According to Forsee, 22,000 employees who work with Sprint's local phone business will leave the merged company to work for that newly created entity.

Sprint Nextel also expects to realize huge savings by consolidating information technology as well as sales, marketing and administrative organizations. It will also try to extract better deals from suppliers by leveraging the company's increased size, Forsee said.

Total savings to the company through those "synergies" could total $12 billion, the executives said.

Executives from both companies spoke enthusiastically about the opportunities created by combining the two companies, especially with Nextel's strength in innovative voice services, like the popular "push to talk" feature, and Sprint's strength in Internet and data services.

Following regulatory approval, the combined company will begin to merge the companies' networks, looking for collocation opportunities where they exist, and making sure that Nextel customers can receive service from Sprint's cell network, and vice versa, Forsee said.

A longer-term project will be migrating Nextel customers and the two-way radio "push to talk" feature from the company's network, which uses Motorola (Profile, Products, Articles) Inc.'s iDEN (Integrated Digital Enhanced Network), to Sprint's network, which uses CDMA (Code Division Multiple Access) technology, the executives said.

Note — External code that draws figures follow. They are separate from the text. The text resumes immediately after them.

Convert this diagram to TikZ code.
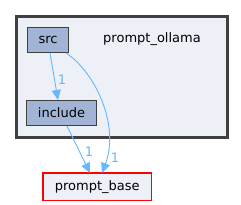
\documentclass[tikz,border=0pt]{standalone}
\usepackage{fontspec}
\setmainfont{DejaVu Sans}
\usetikzlibrary{arrows.meta}
\definecolor{clfill}{HTML}{EDF0F7}
\definecolor{dirfill}{HTML}{A2B4D6}
\definecolor{edgec}{HTML}{63B8FF}
\definecolor{bord}{HTML}{404040}
\definecolor{basered}{HTML}{FF0000}
\begin{document}
\begin{tikzpicture}[x=1pt,y=-1pt,
  every node/.style={font=\fontsize{13}{15}\selectfont, inner sep=0pt},
  dirbox/.style={draw=bord, fill=dirfill, line width=1pt, minimum height=25pt, anchor=north west},
  edge/.style={draw=edgec, line width=0.9pt, -{Triangle[length=10pt,width=9pt]}},
  elabel/.style={text=edgec}]
\useasboundingbox (0,0) rectangle (241,204);
\node[draw=bord, line width=2.5pt, fill=clfill, minimum width=211pt, minimum height=121pt, anchor=north west] (cluster) at (15,15) {};
\node (title) at (152,39) {prompt\_ollama};
\node[dirbox, minimum width=41pt] (src) at (27,27) {src};
\node[dirbox, minimum width=70pt] (include) at (26,100) {include};
\node[fill=clfill, minimum width=108pt, minimum height=27pt, anchor=north west] (base) at (43,173) {prompt\_base};
\draw[basered, line width=1.2pt] (base.north west) rectangle (base.south east);
\draw[edge] ([xshift=23pt]src.south west) -- ([xshift=32pt]include.north west);
\draw[edge] ([xshift=39pt]src.south west) .. controls (95,72) and (120,125) .. ([xshift=59pt]base.north west);
\draw[edge] ([xshift=41pt]include.south west) -- ([xshift=47pt]base.north west);
\node[elabel] (l1) at (62,80) {1};
\node[elabel] (l2) at (89,152) {1};
\node[elabel] (l3) at (115,158) {1};
\end{tikzpicture}
\end{document}
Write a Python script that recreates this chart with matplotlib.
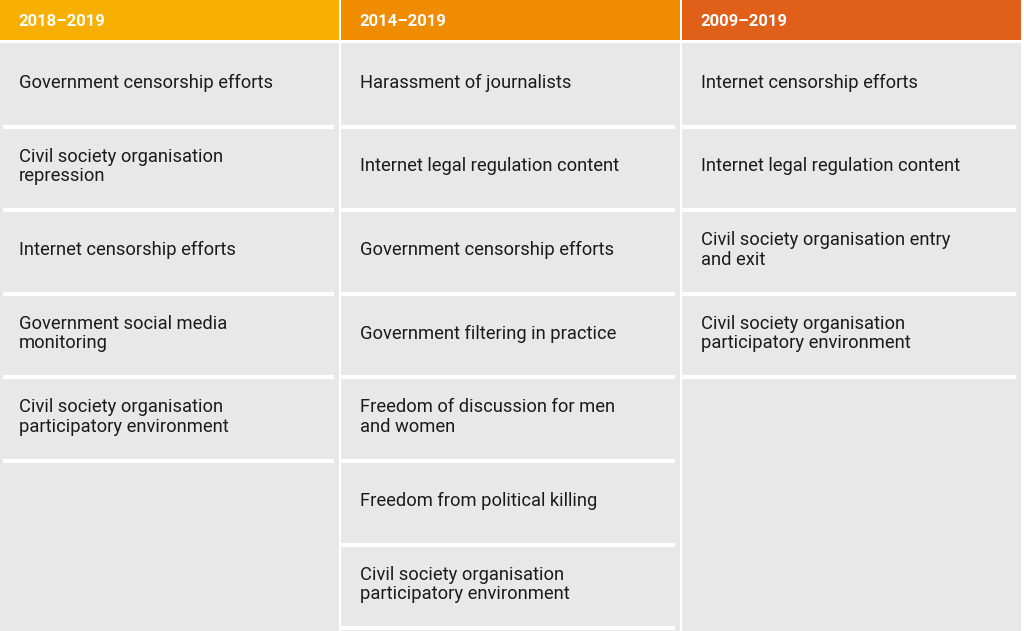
import matplotlib
matplotlib.use("Agg")
import matplotlib.pyplot as plt
from matplotlib.patches import Rectangle

headers = ["2018–2019", "2014–2019", "2009–2019"]
header_colors = ["#F7B000", "#EF8C00", "#E0601A"]
columns = [
    ["Government censorship efforts",
     "Civil society organisation\nrepression",
     "Internet censorship efforts",
     "Government social media\nmonitoring",
     "Civil society organisation\nparticipatory environment"],
    ["Harassment of journalists",
     "Internet legal regulation content",
     "Government censorship efforts",
     "Government filtering in practice",
     "Freedom of discussion for men\nand women",
     "Freedom from political killing",
     "Civil society organisation\nparticipatory environment"],
    ["Internet censorship efforts",
     "Internet legal regulation content",
     "Civil society organisation entry\nand exit",
     "Civil society organisation\nparticipatory environment"],
]

W, H = 1024, 631
fig = plt.figure(figsize=(W/100, H/100), dpi=100)
ax = fig.add_axes([0, 0, 1, 1])
ax.set_xlim(0, W); ax.set_ylim(H, 0); ax.axis("off")
fig.patch.set_facecolor("white")

col_x = [0, 341, 682]
col_w = 339
head_h = 40
top = 43
row_h = 83.6
gray = "#E8E8E8"

for i, (hdr, col) in enumerate(zip(headers, columns)):
    x = col_x[i]
    ax.add_patch(Rectangle((x, 0), col_w, head_h, facecolor=header_colors[i], edgecolor="none"))
    ax.text(x + 18, head_h/2 + 1, hdr, color="white", fontsize=12, fontweight="bold",
            family="Roboto", va="center", ha="left")
    ax.add_patch(Rectangle((x, top), col_w, H - top, facecolor=gray, edgecolor="none"))
    for j, label in enumerate(col):
        y0 = top + j*row_h
        ax.text(x + 19, y0 + row_h/2 - 2, label, fontsize=13.2, family="Roboto",
                color="#1a1a1a", va="center", ha="left", linespacing=1.1)
        ax.plot([x + (3 if i == 0 else 0), x + col_w - 5], [y0 + row_h, y0 + row_h],
                color="white", lw=3, solid_capstyle="butt")

fig.savefig("out.png", dpi=100, facecolor="white")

Sprint Nextel will continue to invest in and grow its iDEN network through 2007, and is looking at opportunities to market it to governments and public safety organizations, which make heavy use of the "push-to-talk" capability, Donahue said.

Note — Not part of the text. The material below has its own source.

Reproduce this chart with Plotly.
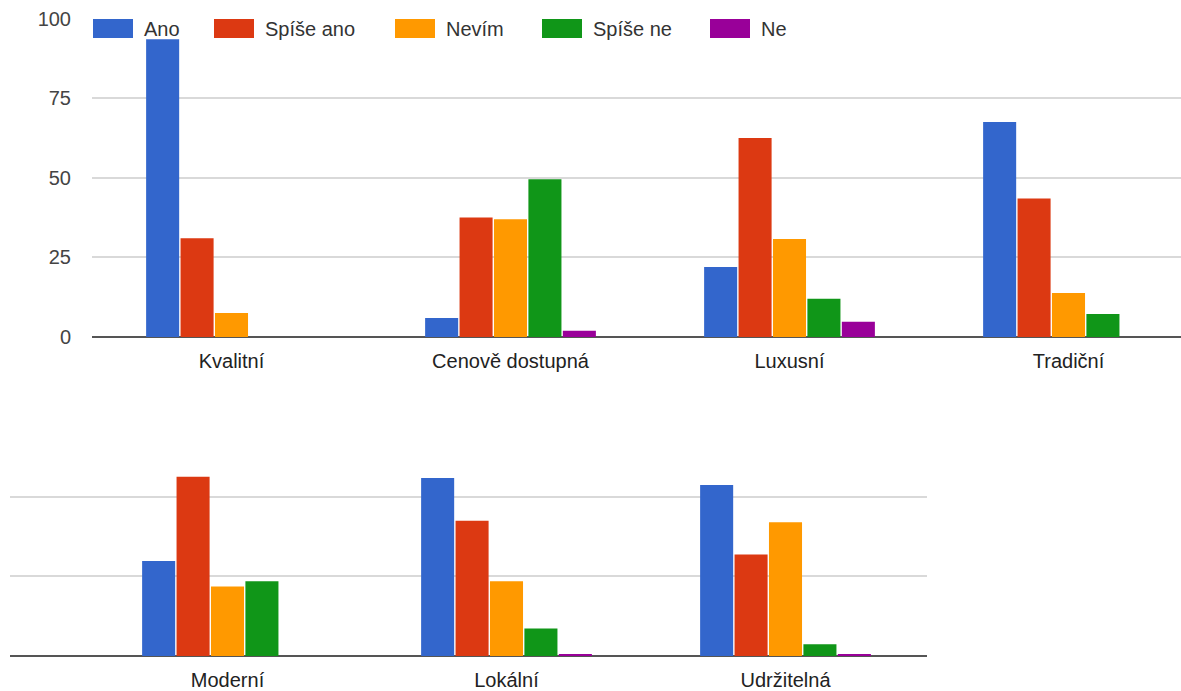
import plotly.graph_objects as go

W, H = 1181, 691

# ---------------- data ----------------
categories = ["Kvalitní", "Cenově dostupná", "Luxusní", "Tradiční",
              "Moderní", "Lokální", "Udržitelná"]
series_names = ["Ano", "Spíše ano", "Nevím", "Spíše ne", "Ne"]
ano       = [93.5, 6.0, 22.0, 67.5, 29.8, 55.9, 53.7]
spise_ano = [31.0, 37.5, 62.5, 43.5, 56.3, 42.5, 31.9]
nevim     = [7.5, 37.0, 30.8, 13.8, 21.8, 23.5, 42.0]
spise_ne  = [0.0, 49.5, 12.0, 7.2, 23.5, 8.6, 3.7]
ne        = [0.0, 2.0, 4.8, 0.0, 0.0, 0.6, 0.6]
y_ticks = [0, 25, 50, 75, 100]
n_top = 4  # categories shown in the first row

series_values = [ano, spise_ano, nevim, spise_ne, ne]
colors = ["#3366cc", "#dc3912", "#ff9900", "#109618", "#990099"]

# ---------------- helpers ----------------
def px_x(x):
    return x / W

def px_y(y):
    return 1 - y / H

FONT = "Liberation Sans, Arial, sans-serif"

fig = go.Figure()
for name, vals, col in zip(series_names, series_values, colors):
    fig.add_trace(go.Bar(x=categories[:n_top], y=vals[:n_top], name=name,
                         marker=dict(color=col, line=dict(width=0)),
                         xaxis="x", yaxis="y", showlegend=False))
    fig.add_trace(go.Bar(x=categories[n_top:], y=vals[n_top:], name=name,
                         marker=dict(color=col, line=dict(width=0)),
                         xaxis="x2", yaxis="y2", showlegend=False))

# pixel geometry of the two charts
top_left, top_zero, top_100 = 92, 337, 18.5
bot_left, bot_right, bot_zero = 10, 927, 656
pitch = 279.0
unit_px = (top_zero - top_100) / 100.0
bot_top_val = 60
bot_top_px = bot_zero - bot_top_val * unit_px
bot_right_val = 2.5 + 2.0 / pitch

fig.update_layout(
    width=W, height=H,
    margin=dict(l=0, r=0, t=0, b=0, autoexpand=False),
    paper_bgcolor="white", plot_bgcolor="white",
    barmode="group", bargap=0.383, bargroupgap=0.04,
    font=dict(family=FONT, size=20, color="#222"),
    xaxis=dict(domain=[px_x(top_left), 1.0], anchor="y", automargin=False,
               range=[-0.5, -0.5 + (W - top_left) / pitch],
               showgrid=False, showline=False, ticks="",
               tickfont=dict(size=20, color="#222"), ticklabelstandoff=10),
    yaxis=dict(domain=[px_y(top_zero), px_y(top_100 - 1)], anchor="x", automargin=False,
               range=[0, 100 + 1 / unit_px],
               tickvals=y_ticks, ticktext=[str(v) for v in y_ticks],
               showgrid=True, gridcolor="#d9d9d9", gridwidth=2,
               zeroline=True, zerolinecolor="#555", zerolinewidth=2,
               showline=False, ticks="",
               tickfont=dict(size=20, color="#444"), ticklabelstandoff=20),
    xaxis2=dict(domain=[px_x(bot_left), px_x(bot_right)], anchor="y2", automargin=False,
                range=[bot_right_val - (bot_right - bot_left) / pitch, bot_right_val],
                showgrid=False, showline=False, ticks="",
                tickfont=dict(size=20, color="#222"), ticklabelstandoff=10),
    yaxis2=dict(domain=[px_y(bot_zero), px_y(bot_top_px)], anchor="x2", automargin=False,
                range=[0, bot_top_val],
                tickvals=[0, 25, 50], showticklabels=False,
                showgrid=True, gridcolor="#d9d9d9", gridwidth=2,
                zeroline=True, zerolinecolor="#555", zerolinewidth=2,
                showline=False, ticks=""),
)

# ---------------- legend (drawn like the original) ----------------
legend_x = [93, 214, 395, 542, 710]
sw_w, sw_top, sw_bot = 40, 19, 38
shapes, annotations = [], []
for name, col, x0 in zip(series_names, colors, legend_x):
    shapes.append(dict(type="rect", xref="paper", yref="paper",
                       x0=px_x(x0), x1=px_x(x0 + sw_w),
                       y0=px_y(sw_bot), y1=px_y(sw_top),
                       fillcolor=col, line=dict(width=0)))
    annotations.append(dict(xref="paper", yref="paper",
                            x=px_x(x0 + sw_w + 9), y=px_y((sw_top + sw_bot) / 2),
                            xanchor="left", yanchor="middle", showarrow=False,
                            text=name, font=dict(size=20, color="#333", family=FONT)))
fig.update_layout(shapes=shapes, annotations=annotations)

fig.write_html("out.html")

In the short term, the companies are working with Motorola to offer their customers a dual-mode phone that supports both iDEN push-to-talk and CDMA, Donahue said.

Sprint will work aggressively with federal and state regulators to win approval for the spinoff of its local telecom business and to make sure that the new company has the cash and capital resources to be successful, Forsee said.

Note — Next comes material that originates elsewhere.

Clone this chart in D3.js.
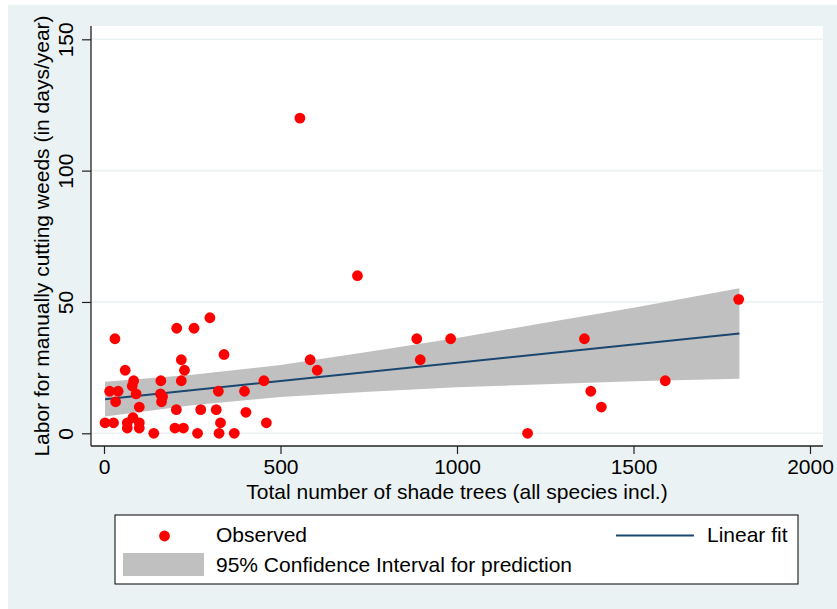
<!DOCTYPE html>
<html>
<head>
<meta charset="utf-8">
<script src="https://cdn.jsdelivr.net/npm/d3@7"></script>
<style>
  html, body { margin: 0; padding: 0; background: #ffffff; }
  svg { display: block; }
  text { font-family: "Liberation Sans", Arial, sans-serif; fill: #000; }
</style>
</head>
<body>
<svg id="chart" width="837" height="609"></svg>
<script>
// ---- Data ----
const shadeTrees = [555, 718, 31, 206, 255, 300, 340, 219, 228, 60,
  84, 80, 91, 161, 160, 166, 163, 219, 16, 40,
  33, 324, 398, 100, 205, 274, 318, 402, 3, 27,
  66, 82, 100, 66, 100, 330, 460, 201, 225, 141,
  265, 326, 369, 453, 584, 604, 886, 896, 982, 1200,
  1361, 1379, 1409, 1590, 1798];
const laborDays = [120, 60, 36, 40, 40, 44, 30, 28, 24, 24,
  20, 18, 15, 20, 15, 14, 12, 20, 16, 16,
  12, 16, 16, 10, 9, 9, 9, 8, 4, 4,
  4, 6, 4, 2, 2, 4, 4, 2, 2, 0,
  0, 0, 0, 20, 28, 24, 36, 28, 36, 0,
  36, 16, 10, 20, 51];

const fitX = [3, 1800];
const fitY = [13.0, 38.0];

const bandX  = [3, 250, 500, 750, 1000, 1250, 1500, 1800];
const bandLo = [6.4, 10.7, 13.8, 15.8, 17.5, 18.7, 19.8, 20.8];
const bandHi = [19.6, 22.3, 26.0, 31.0, 36.3, 42.1, 47.8, 55.2];

const xTicks = [0, 500, 1000, 1500, 2000];
const yTicks = [0, 50, 100, 150];

const xTitle = "Total number of shade trees (all species incl.)";
const yTitle = "Labor for manually cutting weeds (in days/year)";
const legendLabels = ["Observed", "Linear fit", "95% Confidence Interval for prediction"];

// ---- Layout ----
const plot = { left: 91, right: 823, top: 26, bottom: 446 };
const colors = { bg: "#EAF2F3", dot: "#FF0000", line: "#1A476F", band: "#C0C0C0", axis: "#222" };
const fontSize = 21;
const fontFamily = '"Liberation Sans", Arial, sans-serif';

const svg = d3.select("#chart");

// outer graph region
svg.append("rect").attr("x", 8).attr("y", 5).attr("width", 829).attr("height", 604)
  .attr("fill", colors.bg);
// plot region
svg.append("rect").attr("x", plot.left).attr("y", plot.top)
  .attr("width", plot.right - plot.left).attr("height", plot.bottom - plot.top)
  .attr("fill", "#fff");

const x = d3.scaleLinear().domain([0, 2000]).range([104, 810]);
const y = d3.scaleLinear().domain([0, 150]).range([433.3, 39.3]);

// gridlines
svg.append("g").selectAll("line").data(yTicks).join("line")
  .attr("x1", plot.left).attr("x2", plot.right)
  .attr("y1", d => y(d)).attr("y2", d => y(d))
  .attr("stroke", colors.bg).attr("stroke-width", 1.6);

// CI band
const bandData = bandX.map((v, i) => ({ x: v, lo: bandLo[i], hi: bandHi[i] }));
svg.append("path").datum(bandData)
  .attr("d", d3.area().x(d => x(d.x)).y0(d => y(d.lo)).y1(d => y(d.hi)))
  .attr("fill", colors.band);

// fit line
const fitData = fitX.map((v, i) => ({ x: v, y: fitY[i] }));
svg.append("path").datum(fitData)
  .attr("d", d3.line().x(d => x(d.x)).y(d => y(d.y)))
  .attr("fill", "none").attr("stroke", colors.line).attr("stroke-width", 2);

// points
const pts = shadeTrees.map((v, i) => ({ x: v, y: laborDays[i] }));
svg.append("g").selectAll("circle").data(pts).join("circle")
  .attr("cx", d => x(d.x)).attr("cy", d => y(d.y)).attr("r", 5.4)
  .attr("fill", colors.dot);

// axes
const xAxis = d3.axisBottom(x).tickValues(xTicks).tickFormat(d3.format("d")).tickSize(8).tickSizeOuter(0);
const gx = svg.append("g").attr("transform", `translate(0,${plot.bottom})`).call(xAxis);
gx.select(".domain").remove();
gx.selectAll(".tick line").attr("stroke", colors.axis).attr("stroke-width", 1.2);
gx.selectAll(".tick text").attr("y", 28).attr("dy", null)
  .style("font-size", fontSize + "px").style("font-family", fontFamily).attr("fill", "#000");

const yAxis = d3.axisLeft(y).tickValues(yTicks).tickFormat(d3.format("d")).tickSize(9).tickSizeOuter(0);
const gy = svg.append("g").attr("transform", `translate(${plot.left},0)`).call(yAxis);
gy.select(".domain").remove();
gy.selectAll(".tick line").attr("stroke", colors.axis).attr("stroke-width", 1.2);
gy.selectAll(".tick text").attr("x", null).attr("dy", null).attr("text-anchor", "middle")
  .attr("transform", "translate(-18,0) rotate(-90)")
  .style("font-size", fontSize + "px").style("font-family", fontFamily).attr("fill", "#000");

// axis lines
svg.append("line").attr("x1", plot.left).attr("x2", plot.left)
  .attr("y1", plot.top).attr("y2", plot.bottom)
  .attr("stroke", colors.axis).attr("stroke-width", 1.3);
svg.append("line").attr("x1", plot.left).attr("x2", plot.right)
  .attr("y1", plot.bottom).attr("y2", plot.bottom)
  .attr("stroke", colors.axis).attr("stroke-width", 1.3);

// axis titles
svg.append("text").attr("x", (plot.left + plot.right) / 2).attr("y", 499)
  .attr("text-anchor", "middle").style("font-size", fontSize + "px").text(xTitle);
svg.append("text").attr("transform", `translate(49,${(plot.top + plot.bottom) / 2}) rotate(-90)`)
  .attr("text-anchor", "middle").style("font-size", fontSize + "px").text(yTitle);

// legend
const lg = svg.append("g");
lg.append("rect").attr("x", 115).attr("y", 515).attr("width", 683).attr("height", 69)
  .attr("fill", "#fff").attr("stroke", "#000").attr("stroke-width", 1);
lg.append("circle").attr("cx", 164.5).attr("cy", 536).attr("r", 5.4).attr("fill", colors.dot);
lg.append("text").attr("x", 216).attr("y", 542).style("font-size", fontSize + "px").text(legendLabels[0]);
lg.append("line").attr("x1", 616).attr("x2", 694).attr("y1", 535.5).attr("y2", 535.5)
  .attr("stroke", colors.line).attr("stroke-width", 2);
lg.append("text").attr("x", 787.5).attr("y", 542).attr("text-anchor", "end")
  .style("font-size", fontSize + "px").text(legendLabels[1]);
lg.append("rect").attr("x", 123).attr("y", 553).attr("width", 81).attr("height", 23)
  .attr("fill", colors.band);
lg.append("text").attr("x", 216).attr("y", 572).style("font-size", fontSize + "px").text(legendLabels[2]);
</script>
</body>
</html>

The new company will be the largest local phone company in the country, with 7.7 million local access lines in 18 states, he said.

Sprint expects approval for local phone spinoff to take longer than approval for the merger, but hopes to win approval for the plan in nine months to one year, Forsee said.

Jeff Kagan, a telecom industry analyst said, "This is good news for the wireless industry."

"This creates three big wireless competitors carrying about 75 percent of the traffic, which is very helpful," Kagan said. "Three major carriers can help keep prices low for customers, expenses lower for the companies and innovation high. The wireless industry needed this wave of consolidation."

Like the merger of Cingular and AT&T Wireless, the joining of Sprint and Nextel is an example of the need for consolidation in the wireless industry, as companies try to resolve network bottlenecks and gear up to spend billions of dollars on network upgrades,such as Sprint's ongoing effort to upgrade its PCS wireless network with the high-capacity EV-DO technology, Kagan said.

"Since the mergers will happen before they spend the money, they will save significantly," he said. "In some cases they will have more capacity, and in other cases they will only have to spend once, not twice. It should help the merged company save quite a bit of money."